▸ Task prompt: Leaving out all pictures, please print only the lines from the one containing "Recreate this image" through the one containing "2.38, 2.42, 2.48, 2.47, 2.31]".
## BEGIN Provided data
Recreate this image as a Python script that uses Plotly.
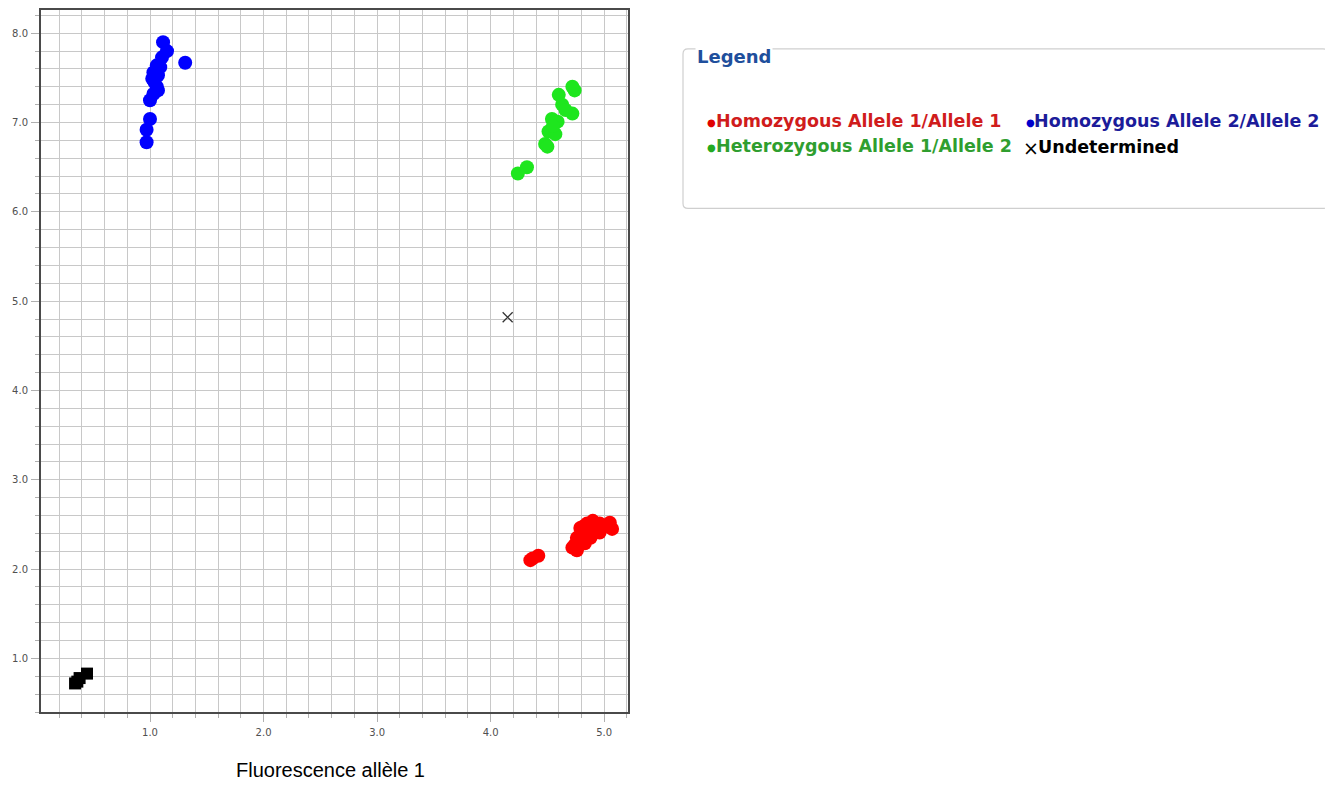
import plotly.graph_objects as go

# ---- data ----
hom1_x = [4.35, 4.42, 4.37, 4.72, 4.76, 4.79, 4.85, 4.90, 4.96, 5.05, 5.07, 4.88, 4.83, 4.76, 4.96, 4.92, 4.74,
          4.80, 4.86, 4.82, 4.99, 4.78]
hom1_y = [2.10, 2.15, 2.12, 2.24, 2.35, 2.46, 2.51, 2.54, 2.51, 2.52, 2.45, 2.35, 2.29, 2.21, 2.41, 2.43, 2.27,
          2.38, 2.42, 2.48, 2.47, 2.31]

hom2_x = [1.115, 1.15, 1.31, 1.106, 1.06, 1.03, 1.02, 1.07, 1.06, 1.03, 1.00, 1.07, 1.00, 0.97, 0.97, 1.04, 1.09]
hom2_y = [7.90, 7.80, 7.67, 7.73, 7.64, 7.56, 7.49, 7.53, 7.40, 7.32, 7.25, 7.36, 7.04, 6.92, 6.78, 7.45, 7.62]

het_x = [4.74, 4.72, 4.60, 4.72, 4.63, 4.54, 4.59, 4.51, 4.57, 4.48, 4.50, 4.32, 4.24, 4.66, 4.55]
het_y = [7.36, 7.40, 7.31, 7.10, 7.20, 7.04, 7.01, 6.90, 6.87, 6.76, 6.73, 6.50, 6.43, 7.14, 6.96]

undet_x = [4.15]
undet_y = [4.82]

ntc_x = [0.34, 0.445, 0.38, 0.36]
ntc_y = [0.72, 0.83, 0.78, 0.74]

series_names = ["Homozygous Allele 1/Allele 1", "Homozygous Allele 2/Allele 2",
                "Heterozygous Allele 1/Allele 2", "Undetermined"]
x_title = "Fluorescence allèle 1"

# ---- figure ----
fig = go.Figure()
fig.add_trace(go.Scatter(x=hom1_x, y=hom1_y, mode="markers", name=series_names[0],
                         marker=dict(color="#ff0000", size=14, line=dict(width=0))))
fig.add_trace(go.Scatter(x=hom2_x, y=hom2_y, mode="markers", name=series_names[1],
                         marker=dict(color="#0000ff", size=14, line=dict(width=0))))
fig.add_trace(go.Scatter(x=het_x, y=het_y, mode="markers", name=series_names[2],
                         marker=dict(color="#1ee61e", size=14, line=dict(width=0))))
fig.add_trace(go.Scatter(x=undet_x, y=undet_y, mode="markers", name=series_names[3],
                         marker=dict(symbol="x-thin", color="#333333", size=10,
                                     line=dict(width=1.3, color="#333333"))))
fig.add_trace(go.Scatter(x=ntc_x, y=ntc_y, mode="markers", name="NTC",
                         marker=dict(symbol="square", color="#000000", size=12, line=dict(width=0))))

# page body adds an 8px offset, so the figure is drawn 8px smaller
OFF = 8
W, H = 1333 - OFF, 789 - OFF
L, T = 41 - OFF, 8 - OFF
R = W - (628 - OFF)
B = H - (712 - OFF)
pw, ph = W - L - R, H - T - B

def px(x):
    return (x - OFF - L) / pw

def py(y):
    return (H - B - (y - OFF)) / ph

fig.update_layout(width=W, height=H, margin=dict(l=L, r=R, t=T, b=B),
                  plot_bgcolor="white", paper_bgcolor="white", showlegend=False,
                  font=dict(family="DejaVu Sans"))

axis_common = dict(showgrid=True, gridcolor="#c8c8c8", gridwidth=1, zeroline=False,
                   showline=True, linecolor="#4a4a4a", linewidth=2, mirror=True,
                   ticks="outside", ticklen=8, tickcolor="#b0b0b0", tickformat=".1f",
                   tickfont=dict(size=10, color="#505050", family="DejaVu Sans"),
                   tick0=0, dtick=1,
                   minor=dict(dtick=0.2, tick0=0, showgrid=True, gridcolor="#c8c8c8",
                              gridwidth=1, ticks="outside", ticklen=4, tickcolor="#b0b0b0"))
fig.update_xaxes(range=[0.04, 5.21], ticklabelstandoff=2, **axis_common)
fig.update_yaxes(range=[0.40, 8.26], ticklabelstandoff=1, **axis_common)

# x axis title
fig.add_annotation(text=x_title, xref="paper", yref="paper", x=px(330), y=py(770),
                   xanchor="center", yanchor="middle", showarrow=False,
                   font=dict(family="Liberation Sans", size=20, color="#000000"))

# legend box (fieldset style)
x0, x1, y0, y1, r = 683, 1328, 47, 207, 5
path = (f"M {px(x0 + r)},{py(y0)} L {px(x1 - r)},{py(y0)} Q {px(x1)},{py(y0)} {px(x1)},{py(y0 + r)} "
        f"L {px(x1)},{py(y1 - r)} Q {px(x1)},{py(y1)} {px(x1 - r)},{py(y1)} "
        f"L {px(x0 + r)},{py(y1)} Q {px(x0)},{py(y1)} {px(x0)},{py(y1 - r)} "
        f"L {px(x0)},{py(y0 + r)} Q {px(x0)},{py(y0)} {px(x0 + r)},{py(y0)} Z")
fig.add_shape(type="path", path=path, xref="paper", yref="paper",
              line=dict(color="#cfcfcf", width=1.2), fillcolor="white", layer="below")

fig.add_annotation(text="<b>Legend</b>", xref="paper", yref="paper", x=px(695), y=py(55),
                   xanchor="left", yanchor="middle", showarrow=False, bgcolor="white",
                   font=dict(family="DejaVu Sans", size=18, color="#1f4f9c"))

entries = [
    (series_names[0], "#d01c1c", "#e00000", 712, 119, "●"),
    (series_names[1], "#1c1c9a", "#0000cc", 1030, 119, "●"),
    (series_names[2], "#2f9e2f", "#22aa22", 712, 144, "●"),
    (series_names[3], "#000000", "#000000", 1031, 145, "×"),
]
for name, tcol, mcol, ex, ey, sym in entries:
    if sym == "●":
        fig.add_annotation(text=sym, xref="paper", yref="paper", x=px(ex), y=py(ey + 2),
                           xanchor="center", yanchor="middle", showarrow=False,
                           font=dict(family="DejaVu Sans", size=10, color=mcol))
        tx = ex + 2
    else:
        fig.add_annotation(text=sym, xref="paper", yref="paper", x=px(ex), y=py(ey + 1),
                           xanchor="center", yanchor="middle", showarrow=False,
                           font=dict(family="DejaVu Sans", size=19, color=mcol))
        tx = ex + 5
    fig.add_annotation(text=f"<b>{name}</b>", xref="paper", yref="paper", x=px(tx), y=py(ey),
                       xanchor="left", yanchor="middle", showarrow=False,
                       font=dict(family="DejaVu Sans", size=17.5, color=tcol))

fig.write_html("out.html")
## END Provided data
## BEGIN Provided data
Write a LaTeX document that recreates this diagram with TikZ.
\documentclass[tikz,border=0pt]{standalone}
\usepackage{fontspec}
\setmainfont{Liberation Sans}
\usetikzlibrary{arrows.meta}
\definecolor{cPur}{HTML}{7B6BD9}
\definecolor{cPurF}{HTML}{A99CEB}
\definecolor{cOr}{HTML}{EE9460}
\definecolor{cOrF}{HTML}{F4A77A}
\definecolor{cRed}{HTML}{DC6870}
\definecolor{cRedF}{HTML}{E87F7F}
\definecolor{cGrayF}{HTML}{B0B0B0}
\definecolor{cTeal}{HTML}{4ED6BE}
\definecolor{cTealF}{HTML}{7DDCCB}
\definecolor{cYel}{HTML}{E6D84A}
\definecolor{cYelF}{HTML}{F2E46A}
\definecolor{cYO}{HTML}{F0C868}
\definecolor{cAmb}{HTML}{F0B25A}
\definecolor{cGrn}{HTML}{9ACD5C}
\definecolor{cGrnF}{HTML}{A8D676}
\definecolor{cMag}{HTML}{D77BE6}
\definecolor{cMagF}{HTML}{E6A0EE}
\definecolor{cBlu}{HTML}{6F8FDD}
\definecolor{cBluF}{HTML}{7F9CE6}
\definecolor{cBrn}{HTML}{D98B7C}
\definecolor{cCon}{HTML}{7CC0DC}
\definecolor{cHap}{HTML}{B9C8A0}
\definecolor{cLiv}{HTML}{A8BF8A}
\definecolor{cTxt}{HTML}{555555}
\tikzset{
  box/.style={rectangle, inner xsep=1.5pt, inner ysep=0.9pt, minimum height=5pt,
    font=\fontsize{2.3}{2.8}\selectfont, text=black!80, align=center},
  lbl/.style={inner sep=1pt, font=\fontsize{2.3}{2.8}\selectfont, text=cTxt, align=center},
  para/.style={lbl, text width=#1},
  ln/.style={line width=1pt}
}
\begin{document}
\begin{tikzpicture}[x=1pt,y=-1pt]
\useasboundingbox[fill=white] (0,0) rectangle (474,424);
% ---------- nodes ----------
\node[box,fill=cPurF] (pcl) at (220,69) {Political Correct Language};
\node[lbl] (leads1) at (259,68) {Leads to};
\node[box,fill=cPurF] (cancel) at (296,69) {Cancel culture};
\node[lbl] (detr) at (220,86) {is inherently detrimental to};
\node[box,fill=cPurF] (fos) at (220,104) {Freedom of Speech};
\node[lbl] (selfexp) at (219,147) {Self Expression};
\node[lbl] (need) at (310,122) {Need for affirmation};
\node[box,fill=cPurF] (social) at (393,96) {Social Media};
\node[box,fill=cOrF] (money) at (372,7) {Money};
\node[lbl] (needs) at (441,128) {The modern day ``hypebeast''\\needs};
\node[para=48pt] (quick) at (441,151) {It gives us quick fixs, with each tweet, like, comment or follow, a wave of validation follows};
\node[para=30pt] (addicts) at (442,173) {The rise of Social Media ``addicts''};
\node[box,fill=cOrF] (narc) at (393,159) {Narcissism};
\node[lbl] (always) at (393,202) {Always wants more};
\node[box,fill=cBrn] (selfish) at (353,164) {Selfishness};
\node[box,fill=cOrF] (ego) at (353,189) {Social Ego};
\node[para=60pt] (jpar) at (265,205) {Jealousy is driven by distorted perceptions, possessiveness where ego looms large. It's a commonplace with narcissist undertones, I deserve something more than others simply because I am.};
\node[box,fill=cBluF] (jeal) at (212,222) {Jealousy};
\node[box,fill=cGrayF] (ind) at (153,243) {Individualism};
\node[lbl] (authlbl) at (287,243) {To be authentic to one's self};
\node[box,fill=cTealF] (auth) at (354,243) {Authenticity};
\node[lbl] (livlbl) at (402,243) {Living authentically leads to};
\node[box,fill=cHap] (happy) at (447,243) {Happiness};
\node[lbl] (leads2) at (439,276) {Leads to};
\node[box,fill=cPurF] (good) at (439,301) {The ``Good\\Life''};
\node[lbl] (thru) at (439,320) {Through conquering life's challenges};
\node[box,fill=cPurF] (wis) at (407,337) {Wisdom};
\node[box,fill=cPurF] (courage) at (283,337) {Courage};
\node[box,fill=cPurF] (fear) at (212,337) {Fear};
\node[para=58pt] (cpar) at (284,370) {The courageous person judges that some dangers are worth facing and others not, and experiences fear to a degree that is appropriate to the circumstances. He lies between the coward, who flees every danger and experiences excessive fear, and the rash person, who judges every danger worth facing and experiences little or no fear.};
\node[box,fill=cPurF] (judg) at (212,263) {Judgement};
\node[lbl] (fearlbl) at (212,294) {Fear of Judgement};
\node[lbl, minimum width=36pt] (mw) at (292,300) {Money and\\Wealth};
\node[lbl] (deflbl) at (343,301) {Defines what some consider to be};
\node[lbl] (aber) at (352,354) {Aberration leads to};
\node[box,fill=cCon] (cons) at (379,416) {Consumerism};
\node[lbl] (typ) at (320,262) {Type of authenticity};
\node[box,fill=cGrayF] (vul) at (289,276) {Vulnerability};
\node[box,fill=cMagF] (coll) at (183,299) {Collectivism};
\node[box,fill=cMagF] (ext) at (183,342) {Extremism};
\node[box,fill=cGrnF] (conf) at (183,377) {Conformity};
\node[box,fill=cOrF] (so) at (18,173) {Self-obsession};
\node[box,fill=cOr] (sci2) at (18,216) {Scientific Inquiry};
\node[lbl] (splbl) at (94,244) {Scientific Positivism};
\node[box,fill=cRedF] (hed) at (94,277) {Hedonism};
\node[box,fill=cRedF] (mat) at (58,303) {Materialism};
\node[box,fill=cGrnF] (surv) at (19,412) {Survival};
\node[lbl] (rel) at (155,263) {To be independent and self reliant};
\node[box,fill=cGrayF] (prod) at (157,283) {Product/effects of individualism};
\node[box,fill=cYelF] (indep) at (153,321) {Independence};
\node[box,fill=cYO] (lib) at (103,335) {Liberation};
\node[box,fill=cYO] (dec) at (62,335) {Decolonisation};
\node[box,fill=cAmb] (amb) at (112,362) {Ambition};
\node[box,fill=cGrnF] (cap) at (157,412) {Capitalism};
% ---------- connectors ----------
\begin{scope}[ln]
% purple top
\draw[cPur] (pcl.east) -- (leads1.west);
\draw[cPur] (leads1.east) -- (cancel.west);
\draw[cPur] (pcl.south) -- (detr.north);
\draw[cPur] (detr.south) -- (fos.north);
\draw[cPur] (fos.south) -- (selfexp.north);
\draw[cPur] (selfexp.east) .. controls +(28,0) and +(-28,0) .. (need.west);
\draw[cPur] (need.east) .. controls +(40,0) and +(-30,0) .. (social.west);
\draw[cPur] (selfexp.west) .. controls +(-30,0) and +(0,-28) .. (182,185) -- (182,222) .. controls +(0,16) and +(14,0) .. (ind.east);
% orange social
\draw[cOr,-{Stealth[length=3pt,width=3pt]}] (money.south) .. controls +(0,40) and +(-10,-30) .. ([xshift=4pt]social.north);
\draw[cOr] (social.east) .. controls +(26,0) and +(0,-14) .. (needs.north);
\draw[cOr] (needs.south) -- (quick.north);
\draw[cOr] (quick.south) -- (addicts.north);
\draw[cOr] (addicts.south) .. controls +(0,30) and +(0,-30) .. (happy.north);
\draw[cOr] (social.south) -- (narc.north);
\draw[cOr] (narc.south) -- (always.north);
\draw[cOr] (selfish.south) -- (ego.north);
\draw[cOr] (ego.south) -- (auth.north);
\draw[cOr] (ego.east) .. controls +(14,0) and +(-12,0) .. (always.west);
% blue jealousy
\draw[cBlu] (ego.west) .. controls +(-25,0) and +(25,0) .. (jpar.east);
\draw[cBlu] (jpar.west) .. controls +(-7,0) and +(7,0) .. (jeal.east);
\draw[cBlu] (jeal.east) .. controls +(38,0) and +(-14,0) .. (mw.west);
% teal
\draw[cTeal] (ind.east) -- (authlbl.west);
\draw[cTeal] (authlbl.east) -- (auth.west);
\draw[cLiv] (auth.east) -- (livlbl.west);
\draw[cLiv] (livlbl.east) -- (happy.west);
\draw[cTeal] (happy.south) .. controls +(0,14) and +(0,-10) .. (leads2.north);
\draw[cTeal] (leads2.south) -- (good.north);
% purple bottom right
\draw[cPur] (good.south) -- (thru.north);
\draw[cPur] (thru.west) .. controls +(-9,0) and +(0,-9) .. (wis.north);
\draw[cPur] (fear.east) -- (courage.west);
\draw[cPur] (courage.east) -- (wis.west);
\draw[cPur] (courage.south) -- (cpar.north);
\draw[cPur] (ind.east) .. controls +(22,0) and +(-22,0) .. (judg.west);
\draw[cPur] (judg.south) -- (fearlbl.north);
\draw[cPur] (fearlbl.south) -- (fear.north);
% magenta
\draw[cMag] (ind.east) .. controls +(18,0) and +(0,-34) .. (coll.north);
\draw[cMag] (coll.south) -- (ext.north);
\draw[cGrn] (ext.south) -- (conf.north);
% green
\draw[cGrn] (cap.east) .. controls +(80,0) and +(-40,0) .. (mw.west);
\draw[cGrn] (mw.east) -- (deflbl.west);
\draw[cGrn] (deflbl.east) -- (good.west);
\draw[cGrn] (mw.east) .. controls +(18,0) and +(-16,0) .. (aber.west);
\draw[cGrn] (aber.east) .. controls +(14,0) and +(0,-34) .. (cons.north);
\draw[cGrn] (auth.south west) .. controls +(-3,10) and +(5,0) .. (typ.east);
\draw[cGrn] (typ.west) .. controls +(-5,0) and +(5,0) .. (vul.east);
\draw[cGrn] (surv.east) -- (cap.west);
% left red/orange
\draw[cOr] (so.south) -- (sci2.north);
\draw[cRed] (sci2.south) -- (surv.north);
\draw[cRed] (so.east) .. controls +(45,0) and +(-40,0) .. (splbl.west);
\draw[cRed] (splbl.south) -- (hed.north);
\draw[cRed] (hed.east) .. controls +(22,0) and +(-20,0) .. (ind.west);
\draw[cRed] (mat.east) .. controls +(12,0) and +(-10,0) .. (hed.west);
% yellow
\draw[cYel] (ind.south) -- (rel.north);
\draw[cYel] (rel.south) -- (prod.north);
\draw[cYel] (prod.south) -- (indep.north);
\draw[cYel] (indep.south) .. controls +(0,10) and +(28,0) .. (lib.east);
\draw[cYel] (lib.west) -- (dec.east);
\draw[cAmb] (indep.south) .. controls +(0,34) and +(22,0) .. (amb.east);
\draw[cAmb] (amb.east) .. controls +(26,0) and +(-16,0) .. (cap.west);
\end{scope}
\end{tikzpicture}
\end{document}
## END Provided data
## BEGIN Provided data
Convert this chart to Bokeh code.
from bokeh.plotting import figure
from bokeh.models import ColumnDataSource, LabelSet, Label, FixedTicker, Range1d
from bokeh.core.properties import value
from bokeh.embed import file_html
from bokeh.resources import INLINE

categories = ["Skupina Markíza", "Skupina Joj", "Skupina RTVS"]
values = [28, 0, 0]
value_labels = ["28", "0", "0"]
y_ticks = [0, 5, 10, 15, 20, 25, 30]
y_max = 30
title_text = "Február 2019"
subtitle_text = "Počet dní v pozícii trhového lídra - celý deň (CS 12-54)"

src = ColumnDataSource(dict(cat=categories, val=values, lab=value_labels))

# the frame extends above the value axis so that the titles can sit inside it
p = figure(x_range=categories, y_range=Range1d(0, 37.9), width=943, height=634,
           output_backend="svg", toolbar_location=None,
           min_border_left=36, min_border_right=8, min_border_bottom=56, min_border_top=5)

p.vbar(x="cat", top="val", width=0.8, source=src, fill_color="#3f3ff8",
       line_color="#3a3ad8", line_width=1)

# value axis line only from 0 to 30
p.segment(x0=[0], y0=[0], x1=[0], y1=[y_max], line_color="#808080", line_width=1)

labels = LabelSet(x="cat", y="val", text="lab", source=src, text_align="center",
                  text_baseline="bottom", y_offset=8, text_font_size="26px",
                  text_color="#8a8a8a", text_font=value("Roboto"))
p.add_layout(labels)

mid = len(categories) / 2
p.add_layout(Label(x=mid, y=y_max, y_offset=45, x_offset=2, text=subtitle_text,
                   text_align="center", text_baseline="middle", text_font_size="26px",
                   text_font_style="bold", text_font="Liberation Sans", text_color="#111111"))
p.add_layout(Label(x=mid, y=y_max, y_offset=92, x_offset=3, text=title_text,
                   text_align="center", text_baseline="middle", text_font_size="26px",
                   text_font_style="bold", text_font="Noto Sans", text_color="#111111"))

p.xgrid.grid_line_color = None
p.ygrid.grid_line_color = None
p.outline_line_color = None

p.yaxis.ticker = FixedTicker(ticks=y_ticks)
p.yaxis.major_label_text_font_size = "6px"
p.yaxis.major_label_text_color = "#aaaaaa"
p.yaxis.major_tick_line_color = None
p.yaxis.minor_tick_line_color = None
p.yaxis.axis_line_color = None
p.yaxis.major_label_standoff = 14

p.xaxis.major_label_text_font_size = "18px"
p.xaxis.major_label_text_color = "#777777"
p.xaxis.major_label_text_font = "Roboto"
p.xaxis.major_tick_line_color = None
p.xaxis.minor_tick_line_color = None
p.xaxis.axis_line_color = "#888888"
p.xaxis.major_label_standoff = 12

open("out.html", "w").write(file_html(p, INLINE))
## END Provided data
▸ The output:
Recreate this image as a Python script that uses Plotly.
import plotly.graph_objects as go

# ---- data ----
hom1_x = [4.35, 4.42, 4.37, 4.72, 4.76, 4.79, 4.85, 4.90, 4.96, 5.05, 5.07, 4.88, 4.83, 4.76, 4.96, 4.92, 4.74,
          4.80, 4.86, 4.82, 4.99, 4.78]
hom1_y = [2.10, 2.15, 2.12, 2.24, 2.35, 2.46, 2.51, 2.54, 2.51, 2.52, 2.45, 2.35, 2.29, 2.21, 2.41, 2.43, 2.27,
          2.38, 2.42, 2.48, 2.47, 2.31]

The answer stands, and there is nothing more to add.